2) Using a protectant too frequently on the interior can cause leather and interior plastics to dry out and crack. False: Plastic and leather materials are soft and pliable due to chemicals used to manufacture the interior. Over time, the materials lose these key softening ingredients. Plastic shrinks, leather becomes stiff, and wear becomes evident. Interior conditioners, like Turtle Wax(r) ICE(r) Total Interior Care, help prevent "plasticizer" loss to these ingredients, inhibiting the aging process.
Turtle wax presents
Street Rodder Top 100
Johnny Freund, Nashville, TN / '61 Chevy
Painted Victory Red, this bubble-top features a Chevy 383 drivetrain (built by Boris at Street Machinery in Euclid, OH), an Air Ride suspension system, and a 20- and 22-inch Billet Specialties wheel combo.
Jason Graham, Portland, TN / '30 Ford coupe
Chopped 6 inches, this steel Model A Ford has not been channeled. All of the fabrication was done by the owner (including the interior) and the body was painted with a charcoal base before the satin clear went on top. A 371 Olds Rocket V-8, topped with four Strombergs, bolts to a four-speed trans.
Tom Johnson, Cascilla, MS / '41 Willys coupe
The Gasser Wars are alive and well in Casilla, MS, as Tom Johnson tied the '60s era into a tribute for his father (his dad's Gulf gas station logo has been added to the decklid along with the names of his grandkids).
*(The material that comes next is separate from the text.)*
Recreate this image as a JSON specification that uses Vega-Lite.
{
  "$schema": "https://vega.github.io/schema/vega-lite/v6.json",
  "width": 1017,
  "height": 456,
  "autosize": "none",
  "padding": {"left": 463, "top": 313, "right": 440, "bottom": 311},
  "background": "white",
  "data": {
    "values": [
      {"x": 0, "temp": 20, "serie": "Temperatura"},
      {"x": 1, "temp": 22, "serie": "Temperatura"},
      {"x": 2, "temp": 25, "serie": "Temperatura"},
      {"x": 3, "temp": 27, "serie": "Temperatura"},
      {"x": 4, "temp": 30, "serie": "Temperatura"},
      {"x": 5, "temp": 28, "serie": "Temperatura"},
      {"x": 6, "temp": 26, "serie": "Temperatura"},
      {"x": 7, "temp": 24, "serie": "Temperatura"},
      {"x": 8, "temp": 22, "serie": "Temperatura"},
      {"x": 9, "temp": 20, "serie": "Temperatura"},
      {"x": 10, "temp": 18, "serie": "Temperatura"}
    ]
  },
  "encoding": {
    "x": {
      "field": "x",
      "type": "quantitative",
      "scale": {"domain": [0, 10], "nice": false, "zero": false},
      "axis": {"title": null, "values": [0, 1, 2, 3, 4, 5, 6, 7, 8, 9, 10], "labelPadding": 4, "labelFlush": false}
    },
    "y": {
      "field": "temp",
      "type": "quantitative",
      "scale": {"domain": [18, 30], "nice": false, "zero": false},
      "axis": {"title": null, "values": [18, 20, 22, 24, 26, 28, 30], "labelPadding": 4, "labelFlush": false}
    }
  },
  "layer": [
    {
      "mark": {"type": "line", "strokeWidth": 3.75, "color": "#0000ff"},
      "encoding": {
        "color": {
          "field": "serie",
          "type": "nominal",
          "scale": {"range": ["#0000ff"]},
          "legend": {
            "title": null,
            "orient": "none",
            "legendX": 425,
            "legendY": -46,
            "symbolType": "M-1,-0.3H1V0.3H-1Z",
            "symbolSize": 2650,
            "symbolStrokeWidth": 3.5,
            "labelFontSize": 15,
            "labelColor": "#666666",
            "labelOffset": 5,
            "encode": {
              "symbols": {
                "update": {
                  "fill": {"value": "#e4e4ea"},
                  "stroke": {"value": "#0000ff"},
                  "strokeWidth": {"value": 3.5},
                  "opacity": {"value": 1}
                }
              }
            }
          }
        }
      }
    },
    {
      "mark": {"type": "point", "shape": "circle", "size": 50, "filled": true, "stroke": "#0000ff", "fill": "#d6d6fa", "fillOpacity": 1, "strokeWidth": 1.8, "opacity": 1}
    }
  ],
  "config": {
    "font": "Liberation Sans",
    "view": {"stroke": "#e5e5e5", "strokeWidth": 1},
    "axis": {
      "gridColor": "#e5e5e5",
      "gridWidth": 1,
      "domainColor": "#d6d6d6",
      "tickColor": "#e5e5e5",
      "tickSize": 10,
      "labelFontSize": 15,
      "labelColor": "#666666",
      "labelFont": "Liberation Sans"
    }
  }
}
A 496 Chevy with Hilborn EFI injection gives the rod its power, and the BeBop's 'glass body was built by Street Rods by Michael in Shelbyville, TN.
Bob McCary, Hoover, AL / '41 Ford convertible
Larry Griffey did the build on Bob's 'vert, and fit a 429 Ford motor and a C6 trans under the hood. Using an Air Ride suspension system to get the car low, Griffey also added Billet Specialties wheels, a leather interior, and power seats to make the traveling that much easier.
Greg Davis, Harrison, TN / '48 Ford Anglia
Big things do come in small packages! Though the handbuilt and stretched fenders on this little Ford are 'glass, the body is steel. Chopped 2 inches and set up with a 91-inch wheelbase, the Anglia features a Bill Mitchell-prepped aluminum 427 shoehorned under the hood.
Dave Haas, Millstadt, IL / '32 Ford coupe
Dave must have a good eye for building hot rods-he won a Top 10 award with another '32 four years ago. This time 'round his new three-window features a '50 Mercury Flathead (with dual Demon 98s on an Offy manifold) backed to a C4 trans and a leather interior.
Dick Stevens, Isola, MS / '46 Plymouth coupe
Lots of time and imagineering went into the construction of Dick Stevens' Plymouth Business coupe, mostly due to the fact the owner wasn't pleased with what Plymouth had done with its rear fenders in 1946. After spotting a set of rear fenders from a '55 Buick from a distance one day, he knew the shape would work on his car. Shaved, nosed, and decked, the electric gold paint and pearl white interior really stands out in a crowd.
Baker Kirkpatrick, Gallatin, TN / '34 Ford coupe
Confessing a love for the Cop Shop Coupe that first appeared in STREET RODDER more than 20 years ago, Baker set out to copy many of the car's iconic looks with his own three-window. The motor is a 454 backed to a Muncie trans, and the slant chop (3 1/2-to-3 inches) is perfect. Stretched 4 inches, pinched 3 inches, and channeled 6 inches, we'd say Baker has done his homework!
Tom Schuman, Athens, AL / '54 Ford Ranch wagon
Painted Porsche red and finished with a tan leather interior, the wagon gets its go from a 5.0-liter Ford equipped with an EFI system.
Ricky Tedesco, Thornwood, NY / '31 Ford pickup
Built at Alloway's Hot Rod Shop in nearby Louisville, TN, Tedesco's British Racing Green pick 'em up features a filled roof, flush-fit doors, Dayton wire wheels, a Steve Holcomb interior, and a 350/350 engine-and-trans combo.